Above is a map of the continent of Euforia, on planet Yobbo (where the pierced + tatted teenage dropout punks Lenny + Spike were last known to be loitering).

The Vleeptron Geographic Society has lots of different colors of ink, so they don't have any trouble making a map like this so that countries which share a common border are never colored the same color.

On Planet Earth the shapes and borders of sovereign nations are so weird and loony; often if you know a lot of history, every screwy squiggle is the result of some ghastly war.

In the USA, every schoolkid learns the campaign war cry "Fifty-Four Forty or Fight!" Well, we didn't fight, and our northern border is way south of Fifty-Four Forty.

But these strange shapes are all about old fights over land. (Quite often they fight because God Himself has clearly stated that a certain piece of land belongs to a specific group of people. Sometimes the Same God clearly stated that the Same Piece of Land belongs to two different groups of people.)

If you look at a map and see a really insane-looking curly-cue country or state or county, you can pretty much assume that once upon a time, a whole bunch of luckless young guys in uniforms had to shoot at each other and step on land mines and get maimed and die, and the crazy shape is the compromise the Leaders (not in uniform) grudgingly settled on when both sides finally got exhausted and were running out of live soldiers.

Much too weird and screwy, actually, so we have to impose some Rules on these crazy maps.

Rule 1. All borders must have non-zero Length.

No Point Borders like Four Corners in the USA (see Fig. 2). I have been to Four Corners; there's a little park there with a couple of picnic tables, and I can verify that it is possible -- easy, even -- to urinate on four states with just a single whiz, and I'm sure lots of other guys and the occasional ambitious and uninhibited girl before and after my brief visit have done the same.

Rule 2. All entities (nations, counties, states) must be a single contiguous blotch of land. No separated exclaves (I just learned that word today, I think it's neat).

Here are two examples of real, true, authentic Exclaves. First, there's Russia (see Figure 3).

Forget offshore islands, we're not talking about them. Offshore islands never present border-coloring problems.

If you're in Russia, it's impossible to walk to every other part of Russia. You have to go through another sovereign nation or take an airplane or a boat to get to Kaliningrad, which belongs to Russia every bit as much as St. Petersburg belongs to Russia. Only Kaliningrad is separated from the rest of Russia by about 400 miles of land you could walk through, but it's land that belongs to another nation. That's an Exclave.

Figure 4 shows the USA state of Michigan.
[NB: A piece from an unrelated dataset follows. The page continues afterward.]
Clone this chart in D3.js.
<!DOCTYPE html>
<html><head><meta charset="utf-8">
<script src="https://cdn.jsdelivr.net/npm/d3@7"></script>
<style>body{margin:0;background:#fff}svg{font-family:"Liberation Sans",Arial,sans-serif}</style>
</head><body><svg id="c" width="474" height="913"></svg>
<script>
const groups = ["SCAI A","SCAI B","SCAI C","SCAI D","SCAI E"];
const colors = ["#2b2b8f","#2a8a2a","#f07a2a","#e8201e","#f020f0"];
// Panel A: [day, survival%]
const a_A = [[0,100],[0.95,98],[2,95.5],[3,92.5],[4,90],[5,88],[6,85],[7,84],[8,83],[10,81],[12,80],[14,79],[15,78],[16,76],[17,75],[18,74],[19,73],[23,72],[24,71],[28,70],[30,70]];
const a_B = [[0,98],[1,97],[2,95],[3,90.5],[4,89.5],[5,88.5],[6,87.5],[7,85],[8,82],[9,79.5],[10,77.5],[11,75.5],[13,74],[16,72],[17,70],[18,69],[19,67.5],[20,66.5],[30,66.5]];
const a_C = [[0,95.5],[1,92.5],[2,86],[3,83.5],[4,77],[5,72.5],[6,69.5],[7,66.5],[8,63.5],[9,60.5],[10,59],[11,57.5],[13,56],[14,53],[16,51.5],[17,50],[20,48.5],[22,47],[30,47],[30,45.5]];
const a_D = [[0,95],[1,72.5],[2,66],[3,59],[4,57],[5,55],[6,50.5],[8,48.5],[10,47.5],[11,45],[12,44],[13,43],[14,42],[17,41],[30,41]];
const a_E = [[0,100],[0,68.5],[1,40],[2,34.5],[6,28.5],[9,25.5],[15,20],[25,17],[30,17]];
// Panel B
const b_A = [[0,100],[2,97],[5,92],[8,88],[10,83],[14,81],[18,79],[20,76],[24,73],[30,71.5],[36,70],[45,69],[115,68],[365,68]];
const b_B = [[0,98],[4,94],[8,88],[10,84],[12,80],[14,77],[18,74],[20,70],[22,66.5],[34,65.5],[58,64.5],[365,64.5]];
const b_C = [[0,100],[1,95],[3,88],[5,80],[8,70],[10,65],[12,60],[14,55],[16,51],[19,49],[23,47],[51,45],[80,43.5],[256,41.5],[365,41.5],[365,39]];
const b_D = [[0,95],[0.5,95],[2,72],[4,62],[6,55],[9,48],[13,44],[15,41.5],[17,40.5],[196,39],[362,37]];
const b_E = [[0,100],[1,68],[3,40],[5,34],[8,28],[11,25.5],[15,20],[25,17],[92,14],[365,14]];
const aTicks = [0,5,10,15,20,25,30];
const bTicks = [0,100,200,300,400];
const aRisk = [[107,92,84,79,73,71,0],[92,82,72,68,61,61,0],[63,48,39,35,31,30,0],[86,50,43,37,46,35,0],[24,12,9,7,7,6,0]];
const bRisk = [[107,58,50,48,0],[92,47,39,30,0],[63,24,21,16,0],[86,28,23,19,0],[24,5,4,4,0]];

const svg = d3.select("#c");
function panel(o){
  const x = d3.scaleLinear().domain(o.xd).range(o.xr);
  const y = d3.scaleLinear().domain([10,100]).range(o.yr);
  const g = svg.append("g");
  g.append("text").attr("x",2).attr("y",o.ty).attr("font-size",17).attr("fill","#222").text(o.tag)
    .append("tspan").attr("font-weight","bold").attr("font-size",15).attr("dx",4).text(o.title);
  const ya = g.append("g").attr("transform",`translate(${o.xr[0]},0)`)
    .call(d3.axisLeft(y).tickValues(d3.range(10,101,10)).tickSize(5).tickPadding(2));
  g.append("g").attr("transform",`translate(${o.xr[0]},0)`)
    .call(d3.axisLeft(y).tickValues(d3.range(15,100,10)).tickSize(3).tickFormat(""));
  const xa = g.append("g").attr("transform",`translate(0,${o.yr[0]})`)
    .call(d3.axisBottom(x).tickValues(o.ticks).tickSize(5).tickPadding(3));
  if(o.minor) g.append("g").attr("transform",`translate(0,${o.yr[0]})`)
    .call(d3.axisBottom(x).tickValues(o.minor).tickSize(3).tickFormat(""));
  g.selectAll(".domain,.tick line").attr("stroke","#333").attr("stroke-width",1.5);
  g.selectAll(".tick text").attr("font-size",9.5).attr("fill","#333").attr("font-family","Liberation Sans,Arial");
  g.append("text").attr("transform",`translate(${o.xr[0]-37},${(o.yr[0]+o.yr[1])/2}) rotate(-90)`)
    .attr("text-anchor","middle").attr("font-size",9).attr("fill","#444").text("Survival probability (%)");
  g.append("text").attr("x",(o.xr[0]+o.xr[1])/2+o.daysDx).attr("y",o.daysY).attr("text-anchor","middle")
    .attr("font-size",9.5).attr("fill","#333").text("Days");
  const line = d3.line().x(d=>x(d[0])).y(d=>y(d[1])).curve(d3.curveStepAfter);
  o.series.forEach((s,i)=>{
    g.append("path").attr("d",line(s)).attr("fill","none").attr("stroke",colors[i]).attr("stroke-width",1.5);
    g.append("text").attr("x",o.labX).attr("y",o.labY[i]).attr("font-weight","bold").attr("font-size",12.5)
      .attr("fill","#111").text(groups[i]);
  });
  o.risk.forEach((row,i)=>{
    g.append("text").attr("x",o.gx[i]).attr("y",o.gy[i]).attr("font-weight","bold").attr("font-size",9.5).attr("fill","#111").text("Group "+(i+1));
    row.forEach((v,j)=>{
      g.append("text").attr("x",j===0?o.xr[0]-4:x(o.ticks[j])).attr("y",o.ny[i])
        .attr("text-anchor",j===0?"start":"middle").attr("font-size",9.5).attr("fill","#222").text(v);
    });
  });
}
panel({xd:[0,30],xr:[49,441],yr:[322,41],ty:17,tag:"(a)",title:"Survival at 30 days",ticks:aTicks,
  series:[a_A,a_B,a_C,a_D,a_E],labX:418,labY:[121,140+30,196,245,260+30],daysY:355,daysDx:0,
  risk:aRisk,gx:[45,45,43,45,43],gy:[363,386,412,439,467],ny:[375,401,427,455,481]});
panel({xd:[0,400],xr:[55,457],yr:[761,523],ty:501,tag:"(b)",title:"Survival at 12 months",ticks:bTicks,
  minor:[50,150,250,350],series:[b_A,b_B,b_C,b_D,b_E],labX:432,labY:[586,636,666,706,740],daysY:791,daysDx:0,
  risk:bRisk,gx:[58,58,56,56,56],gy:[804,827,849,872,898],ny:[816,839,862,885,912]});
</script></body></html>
The part shaped like the palm of the human right hand is called the Lower Peninsula, and the other entirely separated splotch of land is called the Upper Peninsula.

So our Rule 2 forbids Exclaves. Vleeptron, Yobbo, Hoon and Mollyringwald are sensible planets and have no Point Borders, and no Exclaves.
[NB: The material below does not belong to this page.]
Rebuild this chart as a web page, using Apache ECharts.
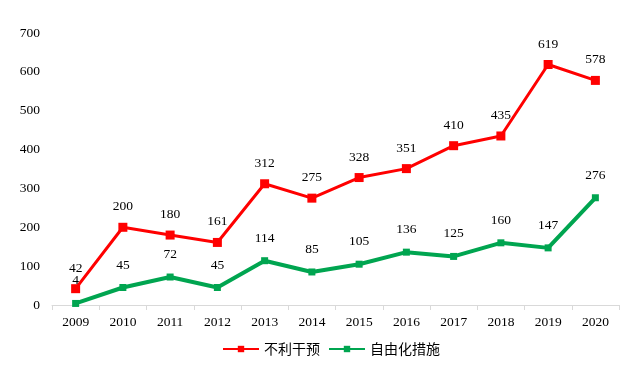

Now we can get back to my favorite problem and my new book.

Whether it's the nations of Eurasia, or the counties of England, or the states of the United States of America, or the provinces of Canada, or the cantons of Confederatio Helvetica -- no matter what crazy geopolitical map you can possibly imagine -- what's the fewest possible ink colors you need to color the map so that no two countries with a common border are colored the same?
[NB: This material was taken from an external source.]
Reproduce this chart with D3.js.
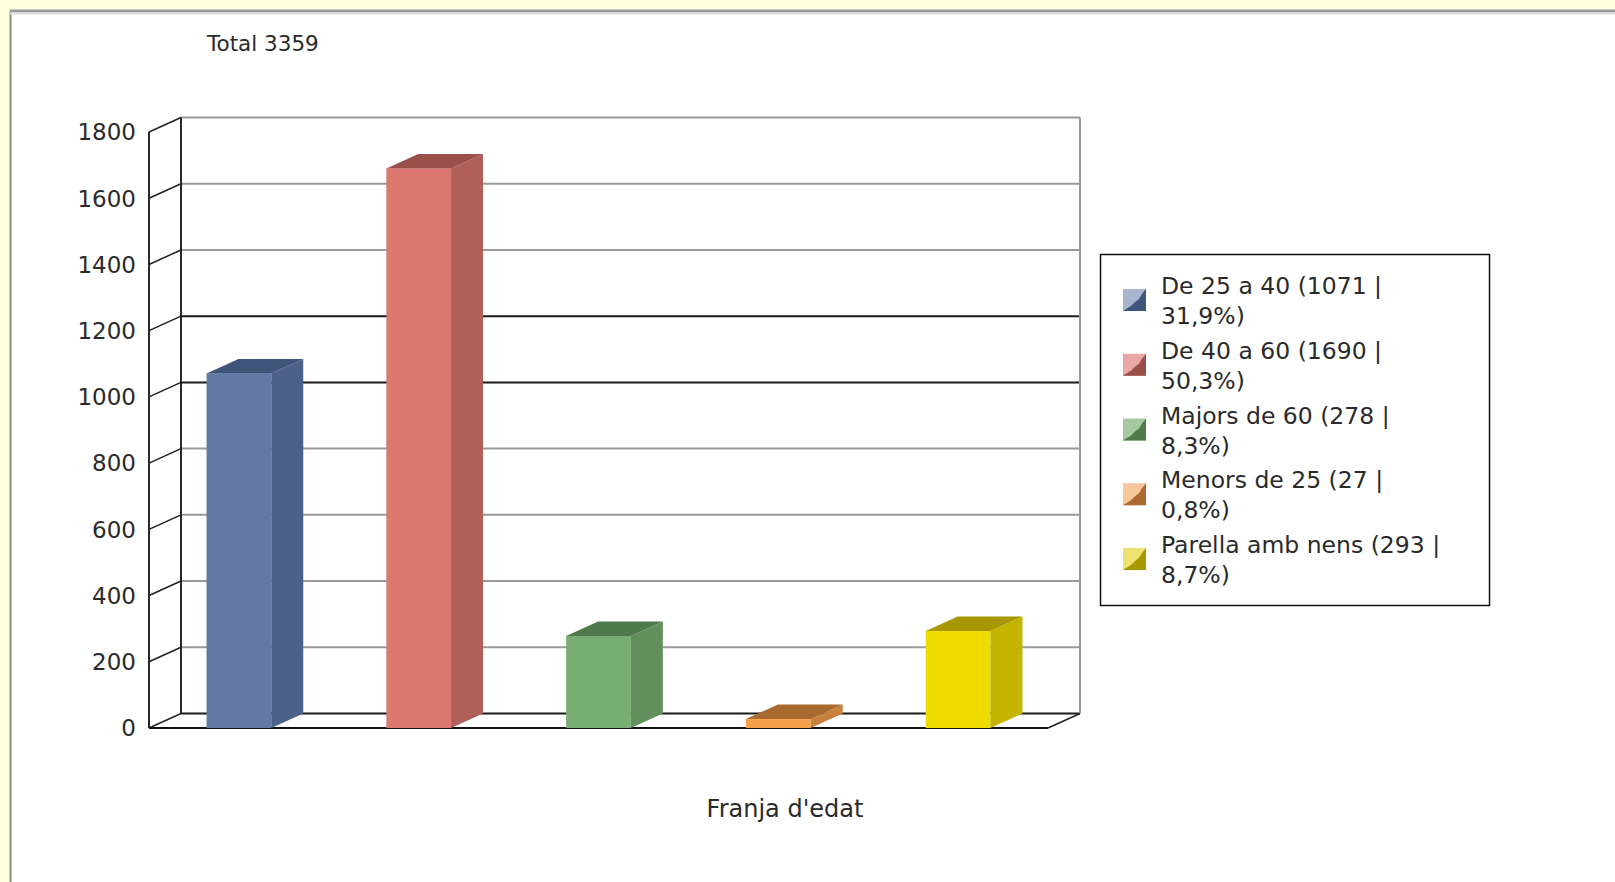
<!DOCTYPE html>
<html>
<head>
<meta charset="utf-8">
<script src="https://cdn.jsdelivr.net/npm/d3@7"></script>
<style>
  html, body { margin: 0; padding: 0; background: #FFFFDE; }
  svg { display: block; }
  text { font-family: "DejaVu Sans", sans-serif; fill: #2a2a2a; }
</style>
</head>
<body>
<svg id="chart" width="1615" height="882"></svg>
<script>
// ---- data ----
const categories = ["De 25 a 40", "De 40 a 60", "Majors de 60", "Menors de 25", "Parella amb nens"];
const values = [1071, 1690, 278, 27, 293];
const percents = ["31,9%", "50,3%", "8,3%", "0,8%", "8,7%"];
const yTicks = [0, 200, 400, 600, 800, 1000, 1200, 1400, 1600, 1800];
const totalLabel = "Total 3359";
const xTitle = "Franja d'edat";
const frontColors = ["#6279A6", "#DC786F", "#78AD71", "#F7A04C", "#EEDB00"];
const sideColors  = ["#4C6189", "#B05F59", "#638F5D", "#C9803A", "#C4B400"];
const topColors   = ["#3F5479", "#9A4F4A", "#4F7A4B", "#A86A2E", "#A89800"];
const swatchLight = ["#A9B5CF", "#E8A8A6", "#A6C9A2", "#F8C69A", "#EEE170"];
const swatchDark  = ["#3F5479", "#9A4F4A", "#4F7A4B", "#A86A2E", "#A89800"];

const svg = d3.select("#chart");

// page frame
svg.append("rect").attr("x", 11).attr("y", 12).attr("width", 1604).attr("height", 870).attr("fill", "#FFFFFF");
svg.append("line").attr("x1", 10.5).attr("x2", 10.5).attr("y1", 11).attr("y2", 882).attr("stroke", "#8a8a8a").attr("stroke-width", 2);
svg.append("line").attr("x1", 10).attr("x2", 1615).attr("y1", 11).attr("y2", 11).attr("stroke", "#9a9a9a").attr("stroke-width", 3);
svg.append("line").attr("x1", 10).attr("x2", 1615).attr("y1", 13.5).attr("y2", 13.5).attr("stroke", "#dddddd").attr("stroke-width", 2);

// ---- geometry ----
const dx = 32, dy = 14.5;
const x = d3.scaleBand().domain(categories).range([149, 1048]).paddingInner(0.64).paddingOuter(0.32);
const y = d3.scaleLinear().domain([0, 1800]).range([728, 132]);
const x0 = 149, x1 = 1048;

// back wall gridlines
const darkTicks = new Set([0, 1000, 1200]);
svg.append("g").selectAll("line").data(yTicks).join("line")
  .attr("x1", x0 + dx).attr("x2", x1 + dx)
  .attr("y1", d => y(d) - dy).attr("y2", d => y(d) - dy)
  .attr("stroke", d => darkTicks.has(d) ? "#1a1a1a" : "#9a9a9a")
  .attr("stroke-width", 2);

// back wall edges
svg.append("line").attr("x1", x0 + dx).attr("x2", x0 + dx).attr("y1", y(1800) - dy).attr("y2", y(0) - dy)
  .attr("stroke", "#111").attr("stroke-width", 1.8);
svg.append("line").attr("x1", x1 + dx).attr("x2", x1 + dx).attr("y1", y(1800) - dy).attr("y2", y(0) - dy)
  .attr("stroke", "#9a9a9a").attr("stroke-width", 2);

// left side wall: front axis + diagonal ticks
svg.append("line").attr("x1", x0).attr("x2", x0).attr("y1", y(1800)).attr("y2", y(0))
  .attr("stroke", "#111").attr("stroke-width", 1.8);
svg.append("g").selectAll("line").data(yTicks).join("line")
  .attr("x1", x0).attr("x2", x0 + dx)
  .attr("y1", d => y(d)).attr("y2", d => y(d) - dy)
  .attr("stroke", "#222").attr("stroke-width", 1.5);

// floor
svg.append("line").attr("x1", x0).attr("x2", x1).attr("y1", y(0)).attr("y2", y(0))
  .attr("stroke", "#111").attr("stroke-width", 1.8);
svg.append("line").attr("x1", x1).attr("x2", x1 + dx).attr("y1", y(0)).attr("y2", y(0) - dy)
  .attr("stroke", "#222").attr("stroke-width", 1.5);

// y tick labels
svg.append("g").selectAll("text").data(yTicks).join("text")
  .attr("x", 136).attr("y", d => y(d)).attr("dy", "0.36em")
  .attr("text-anchor", "end").attr("font-size", 23)
  .text(d => d);

// bars
const bars = svg.append("g").selectAll("g").data(categories).join("g");
bars.append("rect")
  .attr("x", d => x(d)).attr("width", x.bandwidth())
  .attr("y", (d, i) => y(values[i])).attr("height", (d, i) => y(0) - y(values[i]))
  .attr("fill", (d, i) => frontColors[i]);
bars.append("polygon")
  .attr("points", (d, i) => {
    const r = x(d) + x.bandwidth(), t = y(values[i]), b = y(0);
    return [[r, t], [r + dx, t - dy], [r + dx, b - dy], [r, b]].join(" ");
  })
  .attr("fill", (d, i) => sideColors[i]);
bars.append("polygon")
  .attr("points", (d, i) => {
    const l = x(d), r = x(d) + x.bandwidth(), t = y(values[i]);
    return [[l, t], [l + dx, t - dy], [r + dx, t - dy], [r, t]].join(" ");
  })
  .attr("fill", (d, i) => topColors[i]);

// titles
svg.append("text").attr("x", 207).attr("y", 51).attr("font-size", 21.5).text(totalLabel);
svg.append("text").attr("x", 785).attr("y", 817).attr("text-anchor", "middle").attr("font-size", 24).text(xTitle);

// legend
svg.append("rect").attr("x", 1100.5).attr("y", 254.5).attr("width", 389).attr("height", 351)
  .attr("fill", "#fff").attr("stroke", "#111").attr("stroke-width", 1.5);
const pitch = 64.75;
const leg = svg.append("g").selectAll("g").data(categories).join("g")
  .attr("transform", (d, i) => `translate(0,${294 + i * pitch})`);
leg.append("rect").attr("x", 1123).attr("y", -5).attr("width", 23).attr("height", 22)
  .attr("fill", (d, i) => swatchLight[i]);
leg.append("polygon")
  .attr("points", "1123,17 1131,12 1135,8 1139,5 1142,0 1146,-5 1146,17")
  .attr("fill", (d, i) => swatchDark[i]);
leg.append("text").attr("x", 1161).attr("y", 0).attr("font-size", 23.5)
  .text((d, i) => `${d} (${values[i]} |`);
leg.append("text").attr("x", 1161).attr("y", 30).attr("font-size", 23.5)
  .text((d, i) => `${percents[i]})`);
</script>
</body>
</html>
Vleeptron Geographic used 5 colors for Euforia. Could they get away with just 4? Could they get away with just 3?

Exists there a map that demands no fewer than 5 ink colors? Exists there a map with entities and borders so screwy and convoluted that it absolutely requires 6 ink colors?

Whatever you think is the Answer, Prove It. Don't just bullshit your way through it or try to impress us with Long Words, like Synchropolychromatic. Prove It.

Oh, also, suppose you live on a planet which isn't a sphere, but is shaped like a Doughnut. How many ink colors do you absolutely need for any map on the surface of your Donut Planet?


6 comments:

James J. Olson said...

Oh, I had to solve this one in college...the notebook has long ago gone the way of all things.

Vleeptron Dude said...

Sorry about the old notebook, but only MOST THINGS vanish.

Mathematical Truth endureth Forever. It transcends time and space.

See next post.

James J. Olson said...

Hmm. I'm going to argue this one on nothing more than something I half-remember from a geometry or astronomy lecture half a life time ago. The professor said that it is thought that at the edges of the universe, even the laws of mathematics and physics as we understand them may not universally apply. That is to say, that under certain circumstances where the universe has not settled down (it is known that it is expanding...) 2 plus 2 might not equal 4 until the universe has stabilised itself in that region.

Vleeptron Dude said...

bring me back photos and a souvenir!